Ну, не рок ли это? Не коварный ли обман? Не наивное ли это самообольщение у самых великих умов нашего века, уже истекающего в неразгаданную и страшную бездну вечности?..
VII
После разгрома второй империи Франция, минуя обычную и уже прежде (от 1830 до 1848) перейденную ею ступень орлеанской, умеренно-либеральной монархии, прямо переходит к практическому осуществлению той самой мещанской (т. е. не социалистической, а граммато-плутократической) республики, которую тщетно старались утвердить террористы в 90-х годах прошлого века. Тогда (в 93 и т. д. годах) конвент, несмотря на свое кровавое всемогущество, боялся еще аристократов, католиков, легитимистов; и он боялся их не без основания; тогда еще была возможна Вандея; возможны были эмиграция, восстановление Бурбонов; возможен был, наконец, "белый террор" 20-х годов и т. п. Оттого проливала так безжалостно кровь свирепая буржуазия в конце XVIII века, что охранительные или реакционные (задерживающие разложение) силы были еще не так изношены, как теперь, в конце XIX. Якобинская же республика во Франции 1871 года устроилась легко и просто. "Правая" сторона, и без того давно устранявшаяся от настоящих дел, и не подумала противиться. Напротив того, древнее французское дворянство потворствовало этой республике. Все продолжая упорно мечтать о возможности новой реставрации под белым знаменем Генриха V, оно надеялось, что с республикой легче будет справиться, чем с империей. Многие из легитимистов впервые со времени июльской революции удостоили принять высшие должности из рук Тьера, которого они не уважали; они приняли их в надежде низвергнуть его. Последнего они достигли и помогли маршалу Мак-Магону занять кресло президента, точно так же мечтая, что он будет для старого Генриха V тем, чем 200 лет тому назад был в Англии Монк для Карла II Стюарта. Но – увы! – времена не те; почва социальная изменилась глубоко. Никакой аристократический coup d'Etat не может удаться на разрыхленной столетним эгалитаризмом почве Франции! Мак-Магон уходит, а в президенты попадает сперва безличный буржуа Греви, а потом Сади Карно, тоже неважный; и вдобавок, как уверяют, некрещеный. Я, конечно, справок метрических не наводил, но со всех сторон слышу об этом. Если это правда, то как вам это тоже кажется? Я нахожу, что у нас на это в высшей степени важное обстоятельство слишком мало обратили внимания.
Впервые с того великого дня, когда Хлодовик крестился и положил начало христианской государственности на Западе, впервые с тех пор во главе во всем передового европейского государства стоит не христианин, человек некрещеный!
Папа узник! Первый человек Франции не крещен!

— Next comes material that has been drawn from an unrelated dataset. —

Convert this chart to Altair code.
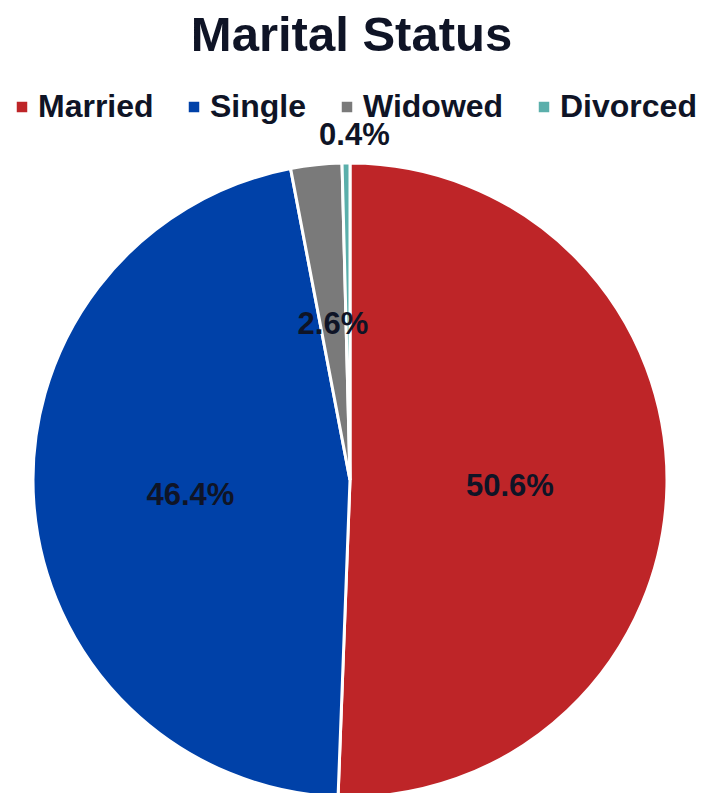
import altair as alt
import pandas as pd

categories = ["Married", "Single", "Widowed", "Divorced"]
values = [50.6, 46.4, 2.6, 0.4]
labels = ["50.6%", "46.4%", "2.6%", "0.4%"]
colors = ["#BE2528", "#0041A8", "#7A7A7A", "#5BAFAB"]

df = pd.DataFrame({
    "Status": categories,
    "Value": values,
    "Label": labels,
    "idx": list(range(len(categories))),
})

FONT = "Liberation Sans"
TXT = "#0F1426"
CX, CY, R = 350, 480, 317

base = alt.Chart(df).encode(
    theta=alt.Theta("Value:Q", stack=True),
    order=alt.Order("idx:Q"),
)

pie = base.mark_arc(stroke="white", strokeWidth=3, outerRadius=R).encode(
    x=alt.value(CX),
    y=alt.value(CY),
    color=alt.Color(
        "Status:N",
        scale=alt.Scale(domain=categories, range=colors),
        sort=categories,
        legend=alt.Legend(
            title=None,
            orient="none",
            legendX=6,
            legendY=91,
            direction="horizontal",
            symbolType="square",
            symbolSize=110,
            symbolStrokeWidth=0,
            labelFont=FONT,
            labelFontSize=32,
            labelFontWeight="bold",
            labelColor=TXT,
            labelOffset=0,
            columnPadding=24,
            labelLimit=300,
        ),
    ),
)

text = base.transform_calculate(
    lr="datum.Status == 'Divorced' ? 348 : 160"
).mark_text(
    font=FONT, fontSize=31, fontWeight="bold", color=TXT, dy=4
).encode(
    x=alt.value(CX),
    y=alt.value(CY),
    radius=alt.Radius("lr:Q", scale=None),
    text="Label:N",
)

chart = alt.layer(pie, text).properties(
    width=703,
    height=793,
    autosize=alt.AutoSizeParams(type="none"),
    padding=0,
    title=alt.TitleParams(
        "Marital Status",
        font=FONT,
        fontSize=49,
        fontWeight="bold",
        color=TXT,
        anchor="middle",
        offset=0,
        dy=61,
    ),
).configure_view(stroke=None)

chart.save("out.html", embed_options={"renderer": "svg", "actions": False})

И мы, русские, молчим об этом, – вероятно, из соображений внешней политики… (опять-таки, в сущности, через племенной вопрос – через славянский)!

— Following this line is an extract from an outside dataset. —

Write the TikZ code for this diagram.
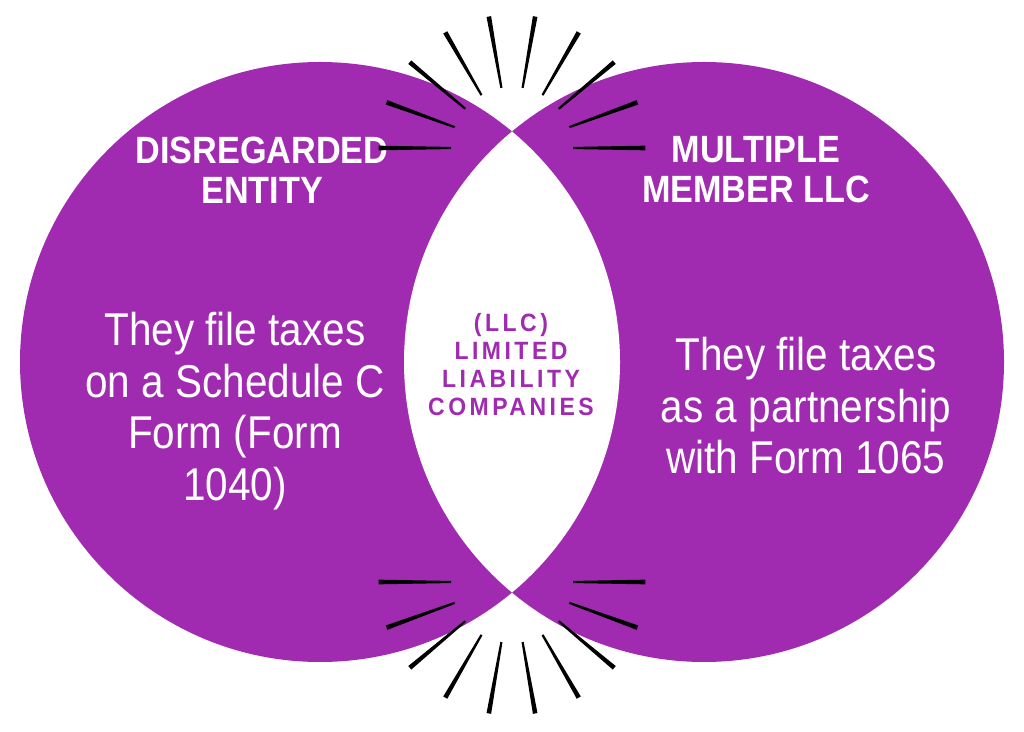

Итак, через племенную национальную политику, благодаря торжеству Италии и Германии, благодаря внезапному и глубокому перевороту в 400-летнем распределении государственных сил на Западе, – повторяю еще раз, папа лишен той вещественной силы, которою он пользовался в течение 1000 лет; во Франции стал возможен некрещеный председатель народовластия, попытки в ней возврата к настоящей охранительной монархии оказываются ничтожными и почти смешными.

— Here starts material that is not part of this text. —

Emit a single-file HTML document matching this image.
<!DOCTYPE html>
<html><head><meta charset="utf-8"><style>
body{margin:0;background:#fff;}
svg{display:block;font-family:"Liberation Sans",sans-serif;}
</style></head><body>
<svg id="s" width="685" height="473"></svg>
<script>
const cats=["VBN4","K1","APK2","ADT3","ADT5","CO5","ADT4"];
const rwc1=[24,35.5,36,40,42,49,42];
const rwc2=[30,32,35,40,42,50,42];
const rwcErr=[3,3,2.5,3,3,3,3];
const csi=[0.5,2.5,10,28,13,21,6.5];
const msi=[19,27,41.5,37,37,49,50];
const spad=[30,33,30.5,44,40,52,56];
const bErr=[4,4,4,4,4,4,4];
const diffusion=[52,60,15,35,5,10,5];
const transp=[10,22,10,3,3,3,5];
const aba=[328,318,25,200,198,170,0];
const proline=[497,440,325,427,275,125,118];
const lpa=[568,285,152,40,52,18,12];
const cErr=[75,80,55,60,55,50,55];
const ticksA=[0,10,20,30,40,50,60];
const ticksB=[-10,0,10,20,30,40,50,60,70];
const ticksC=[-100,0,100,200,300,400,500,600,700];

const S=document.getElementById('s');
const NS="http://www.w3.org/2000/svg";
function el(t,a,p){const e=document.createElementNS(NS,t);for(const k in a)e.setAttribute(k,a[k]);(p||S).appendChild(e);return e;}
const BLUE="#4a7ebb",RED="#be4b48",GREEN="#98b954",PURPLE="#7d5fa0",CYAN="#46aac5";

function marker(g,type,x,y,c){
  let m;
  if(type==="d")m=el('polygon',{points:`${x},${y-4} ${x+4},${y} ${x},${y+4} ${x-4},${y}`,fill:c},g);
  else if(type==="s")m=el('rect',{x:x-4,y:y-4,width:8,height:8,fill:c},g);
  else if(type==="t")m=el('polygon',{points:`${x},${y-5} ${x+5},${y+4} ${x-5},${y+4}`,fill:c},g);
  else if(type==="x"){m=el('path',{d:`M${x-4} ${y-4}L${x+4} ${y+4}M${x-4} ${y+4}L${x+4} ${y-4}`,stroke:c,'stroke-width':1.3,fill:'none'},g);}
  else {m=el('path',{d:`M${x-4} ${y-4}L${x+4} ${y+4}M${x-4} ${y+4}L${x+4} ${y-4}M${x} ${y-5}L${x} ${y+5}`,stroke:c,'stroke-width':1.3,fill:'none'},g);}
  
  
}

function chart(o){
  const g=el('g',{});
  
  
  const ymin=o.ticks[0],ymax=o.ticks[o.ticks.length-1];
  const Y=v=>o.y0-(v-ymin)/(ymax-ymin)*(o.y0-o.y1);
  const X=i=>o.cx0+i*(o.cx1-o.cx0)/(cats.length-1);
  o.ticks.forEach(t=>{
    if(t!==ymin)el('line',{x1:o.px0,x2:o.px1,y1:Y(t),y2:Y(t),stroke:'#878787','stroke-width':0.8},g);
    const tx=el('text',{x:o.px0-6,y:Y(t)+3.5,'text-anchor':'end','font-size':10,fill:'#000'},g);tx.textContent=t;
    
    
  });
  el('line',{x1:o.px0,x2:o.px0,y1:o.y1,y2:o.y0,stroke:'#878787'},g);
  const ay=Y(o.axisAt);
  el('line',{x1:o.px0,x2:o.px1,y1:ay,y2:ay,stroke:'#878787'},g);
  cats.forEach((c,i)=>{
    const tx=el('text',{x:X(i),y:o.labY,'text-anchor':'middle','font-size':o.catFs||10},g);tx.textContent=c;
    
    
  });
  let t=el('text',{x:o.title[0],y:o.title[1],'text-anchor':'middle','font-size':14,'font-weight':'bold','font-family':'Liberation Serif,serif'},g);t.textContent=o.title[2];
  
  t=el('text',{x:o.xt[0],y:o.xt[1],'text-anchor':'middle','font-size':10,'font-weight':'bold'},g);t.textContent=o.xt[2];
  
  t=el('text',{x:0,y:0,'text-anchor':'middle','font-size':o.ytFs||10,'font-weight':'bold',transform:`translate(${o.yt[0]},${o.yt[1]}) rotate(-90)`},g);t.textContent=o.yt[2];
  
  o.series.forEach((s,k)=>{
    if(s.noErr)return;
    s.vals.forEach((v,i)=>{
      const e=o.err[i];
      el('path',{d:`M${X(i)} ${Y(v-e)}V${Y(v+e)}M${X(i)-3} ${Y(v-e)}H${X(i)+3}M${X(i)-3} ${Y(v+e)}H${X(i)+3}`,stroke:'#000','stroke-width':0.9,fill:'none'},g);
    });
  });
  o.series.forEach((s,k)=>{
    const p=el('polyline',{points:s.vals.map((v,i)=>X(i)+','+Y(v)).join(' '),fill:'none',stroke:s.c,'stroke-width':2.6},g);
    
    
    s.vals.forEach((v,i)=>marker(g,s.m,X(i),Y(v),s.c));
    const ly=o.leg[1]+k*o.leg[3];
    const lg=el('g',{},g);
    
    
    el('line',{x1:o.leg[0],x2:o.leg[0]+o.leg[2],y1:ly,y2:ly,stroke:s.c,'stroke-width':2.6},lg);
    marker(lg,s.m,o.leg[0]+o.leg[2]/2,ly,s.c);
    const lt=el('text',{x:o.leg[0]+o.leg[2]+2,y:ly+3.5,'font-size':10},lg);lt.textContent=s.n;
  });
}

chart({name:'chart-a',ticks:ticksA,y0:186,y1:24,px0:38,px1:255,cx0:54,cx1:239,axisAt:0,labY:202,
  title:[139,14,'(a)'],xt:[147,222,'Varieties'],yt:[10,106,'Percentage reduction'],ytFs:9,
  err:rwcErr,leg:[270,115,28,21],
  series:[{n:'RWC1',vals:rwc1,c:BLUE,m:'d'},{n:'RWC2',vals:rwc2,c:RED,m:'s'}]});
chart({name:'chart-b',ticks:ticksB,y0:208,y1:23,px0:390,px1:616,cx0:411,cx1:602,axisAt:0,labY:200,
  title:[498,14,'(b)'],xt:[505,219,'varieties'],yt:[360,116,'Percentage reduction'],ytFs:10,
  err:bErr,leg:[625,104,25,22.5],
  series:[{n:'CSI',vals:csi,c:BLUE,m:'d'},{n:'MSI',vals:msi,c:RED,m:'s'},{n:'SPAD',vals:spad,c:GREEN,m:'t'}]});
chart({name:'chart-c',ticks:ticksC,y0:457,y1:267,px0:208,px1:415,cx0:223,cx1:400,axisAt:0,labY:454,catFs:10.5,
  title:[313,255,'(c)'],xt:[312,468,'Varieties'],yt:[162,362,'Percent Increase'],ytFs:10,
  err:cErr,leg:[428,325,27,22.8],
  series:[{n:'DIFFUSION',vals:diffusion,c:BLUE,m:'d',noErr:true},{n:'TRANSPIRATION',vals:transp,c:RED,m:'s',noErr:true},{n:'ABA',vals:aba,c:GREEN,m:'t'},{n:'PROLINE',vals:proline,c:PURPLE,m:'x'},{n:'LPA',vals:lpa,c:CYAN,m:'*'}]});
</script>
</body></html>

И всего этого мало. История новых школ во Франции вам известна. Республика, бессильная против соседей, благоразумно уступающая Германии, находит, однако, в себе силу против своей народной церкви. Она выбрасывает распятия из училищ; она хочет учить детей только чистой гражданской этике и законам природы, не подозревая, что атеистическое государство так же противно законам социальной природы, как жизнь позвоночного животного без остова, без легких или жабр. Мистицизм практичнее, "рациональнее", так сказать, чем это мелкое утилитарное безбожие! Вот где кстати будет воскликнуть с Царем Давидом: "Живый на небесах посмеется им и Господь поругается им!"